The Tomb | Matthew 27:62–28:10

Speaker:
Passage: Matthew 27:62–28:10

We live in a day and age in which people are fanatical about world records—mesmerized by those who set and even better, break records. And we are especially enamored by those who are “the first” to do something—and even more with those who are “the first and only” to achieve something—in all spheres of life: sports, the sciences, the arts, you name it.

Neil Armstrong, the first human being to walk on the moon. Marie Curie, the first and only woman to win the Nobel Prize twice (1903 and 1911). Amelia Earhart, the first and only woman to fly nonstop and alone across the Atlantic (May 20–21, 1932). Barrack Obama, the first and only African-American President of the United States of America. Tom Brady, the first and only NFL player to win 7 Super Bowls. Lebron James, the first and only NBA player to score 40,000 regular season career points, and counting.

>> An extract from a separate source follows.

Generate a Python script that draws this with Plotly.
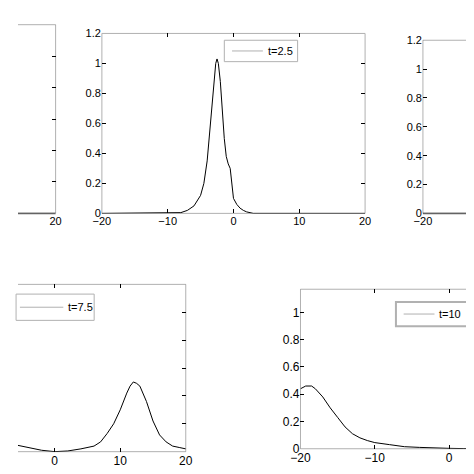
import plotly.graph_objects as go

# top-left panel (only its right edge is in view)
x_tl = [14.3, 20]
y_tl = [0, 0]

# t=2.5
x_25 = [-20, -10, -8, -7, -6, -5, -4.5, -4, -3.5, -3, -2.7, -2.5, -2.3, -2, -1.7, -1.4, -1.1, -0.8, -0.5, -0.2, 0, 0.5, 1, 1.5, 2, 3, 10, 20]
y_25 = [0, 0, 0.005, 0.02, 0.05, 0.12, 0.2, 0.35, 0.6, 0.88, 1.0, 1.03, 1.0, 0.88, 0.68, 0.5, 0.38, 0.33, 0.3, 0.2, 0.1, 0.06, 0.035, 0.02, 0.01, 0, 0, 0]

# top-right panel (cut off)
x_tr = [-20, -12.1]
y_tr = [0, 0]

# t=7.5
x_75 = [-5.6, -4, -3, -2, 0, 2, 4, 6, 7, 8, 9, 10, 11, 11.5, 12, 12.5, 13, 14, 15, 16, 17, 18, 19, 20]
y_75 = [0.045, 0.03, 0.02, 0.01, 0.0, 0.005, 0.02, 0.04, 0.07, 0.13, 0.2, 0.3, 0.42, 0.47, 0.5, 0.49, 0.47, 0.36, 0.22, 0.12, 0.07, 0.04, 0.03, 0.02]

# t=10
x_10 = [-20, -19.3, -18.5, -18, -17, -16, -15, -14, -13, -12, -11, -10, -8, -6, -4, -2, 0, 2, 3.5]
y_10 = [0.44, 0.46, 0.46, 0.44, 0.38, 0.3, 0.23, 0.16, 0.11, 0.08, 0.06, 0.045, 0.03, 0.015, 0.01, 0.005, 0.003, 0.001, 0]

W = 474
def px(v):
    return v / W
def py(v):
    return 1 - v / W

fig = go.Figure()
panels = [
    (x_tl, y_tl, "x", "y"),
    (x_25, y_25, "x2", "y2"),
    (x_tr, y_tr, "x3", "y3"),
    (x_75, y_75, "x4", "y4"),
    (x_10, y_10, "x5", "y5"),
]
for xs, ys, xa, ya in panels:
    fig.add_trace(go.Scatter(x=xs, y=ys, xaxis=xa, yaxis=ya, mode="lines",
                             line=dict(color="black", width=1), showlegend=False))

f11 = dict(family="Liberation Sans", size=11, color="black")
f12 = dict(family="Liberation Sans", size=12, color="black")
ax = dict(showgrid=False, zeroline=False, showline=False, ticks="inside", ticklen=4,
          tickcolor="black", tickfont=f11)
yt12 = [0, 0.2, 0.4, 0.6, 0.8, 1, 1.2]
yl12 = ["0", "0.2", "0.4", "0.6", "0.8", "1", "1.2"]

fig.update_layout(
    width=W, height=W, margin=dict(l=0, r=0, t=0, b=0),
    template="simple_white",
    plot_bgcolor="white", paper_bgcolor="white",
    xaxis=dict(ax, domain=[0, px(39)], range=[14.3, 20], tickvals=[20], anchor="y", mirror="ticks"),
    yaxis=dict(ax, domain=[py(205), py(11)], range=[0, 1.2], tickvals=yt12,
               side="right", showticklabels=False, anchor="x"),
    xaxis2=dict(ax, domain=[px(87), px(360)], range=[-20, 20], tickvals=[-20, -10, 0, 10, 20], anchor="y2", mirror="ticks"),
    yaxis2=dict(ax, domain=[py(205), py(20)], range=[0, 1.2], tickvals=yt12, ticktext=yl12,
                anchor="x2", mirror="ticks"),
    xaxis3=dict(ax, domain=[px(420), 1], range=[-20, -12.1], tickvals=[-20], anchor="y3", mirror="ticks"),
    yaxis3=dict(ax, domain=[py(205), py(27)], range=[0, 1.2], tickvals=yt12, ticktext=yl12, anchor="x3"),
    xaxis4=dict(ax, domain=[0, px(174)], range=[-5.6, 20], tickvals=[0, 10, 20], anchor="y4", mirror="ticks",
                tickfont=f12),
    yaxis4=dict(ax, domain=[py(450), py(278)], range=[0, 1.2], tickvals=yt12,
                side="right", showticklabels=False, anchor="x4"),
    xaxis5=dict(ax, domain=[px(293), 1], range=[-20, 3.5], tickvals=[-20, -10, 0], anchor="y5", mirror="ticks",
                tickfont=f12),
    yaxis5=dict(ax, domain=[py(447), py(283)], range=[0, 1.17], tickvals=yt12[:6], ticktext=yl12[:6],
                anchor="x5", tickfont=f12),
)

# panel frames (only the visible edges)
def seg(x0, y0, x1, y1, w=1):
    fig.add_shape(type="line", xref="paper", yref="paper", x0=px(x0), y0=py(y0), x1=px(x1), y1=py(y1),
                  line=dict(color="black", width=w))

def box(x0, y0, x1, y1, w=1, fill="rgba(0,0,0,0)"):
    fig.add_shape(type="rect", xref="paper", yref="paper", x0=px(x0), y0=py(y0), x1=px(x1), y1=py(y1),
                  line=dict(color="black", width=w), fillcolor=fill)

seg(0, 11, 39, 11); seg(39, 11, 39, 205); seg(0, 205, 39, 205, 2)
box(87, 20, 360, 205)
seg(420, 27, 474, 27); seg(420, 27, 420, 205); seg(420, 205, 474, 205, 2)
seg(0, 278, 174, 278); seg(174, 278, 174, 450); seg(0, 450, 174, 450)
seg(293, 283, 474, 283); seg(293, 283, 293, 447); seg(293, 447, 474, 447)

# legends
legends = [(214, 27, 290, 49, "t=2.5", 1), (-2, 288, 79, 315, "t=7.5", 1), (392, 296, 480, 321, "t=10", 2)]
for x0, y0, x1, y1, label, w in legends:
    box(x0, y0, x1, y1, w, "white")
    ym = (y0 + y1) / 2
    lx0 = x0 + 8 if x0 > 0 else 2
    lx1 = x0 + 40 if x0 > 0 else 47
    seg(lx0, ym, lx1, ym)
    fig.add_annotation(xref="paper", yref="paper", x=px(lx1 + 3), y=py(ym),
                       text=label, showarrow=False, xanchor="left", yanchor="middle",
                       font=f11)

fig.write_html("out.html")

As remarkable as some of these accomplishments are, they pale in comparison to the sheer magnitude and scale of what Jesus Christ accomplished two thousand years ago on that first Easter Sunday. They don’t hold the weight of a single drop of water in the bucket of Jesus’ universally unparalleled and far-reaching feat on that first Easter Sunday. Nor does any other human accomplishment as rare, as lofty, as consequential, as life-altering, as society-shaping, as health-benefitting, as life-improving, as humanity-inspiring, as it may be.

The resurrection of Jesus is an unparalleled, unrepeatable, singular act and demonstration of divine power over death that he alone has the power to accomplish. Jesus is the first and only person to come back from the dead—he may have raised others during his ministry, Elijah raised the widow’s son by God’s power (1 Kings 17:17–24), Peter raised Dorcas by the power of God (Acts 9:36–43), and Paul raised Eutychus by the same power (Acts 20:7–12). But no one has ever had the power to raise themselves from the dead—not even John the Baptist whom Jesus called the greatest man who ever lived (Matt 11:11).

No—no one but Jesus Christ, the God-Man—who as God and by the power of God, raised himself up from the dead—after laying down his life for his sheep, exactly as he said in John 10:17–18, “For this reason the Father loves me, because I lay down my life that I may take it up again. No one takes it from me, but I lay it down of my own accord. I have authority to lay it down, and I have authority to take it up again. This charge I have received from my Father.”

This is a record that Jesus alone holds and will hold forever—an extraordinary accomplishment of cosmic proportions with eternal implications for humanity which belongs to the category of God, alone—because God alone has the power to do something this beyond the realm of human imagination and possibility.

Jesus is God and his resurrection from the dead demonstrates that he is. And for us sinners who believe that he is, it secures for us all the promises he made while on earth and in Scripture: forgiveness of sin, eternal life, resurrection glory, and infinite joy in his presence and with the Triune God, forever.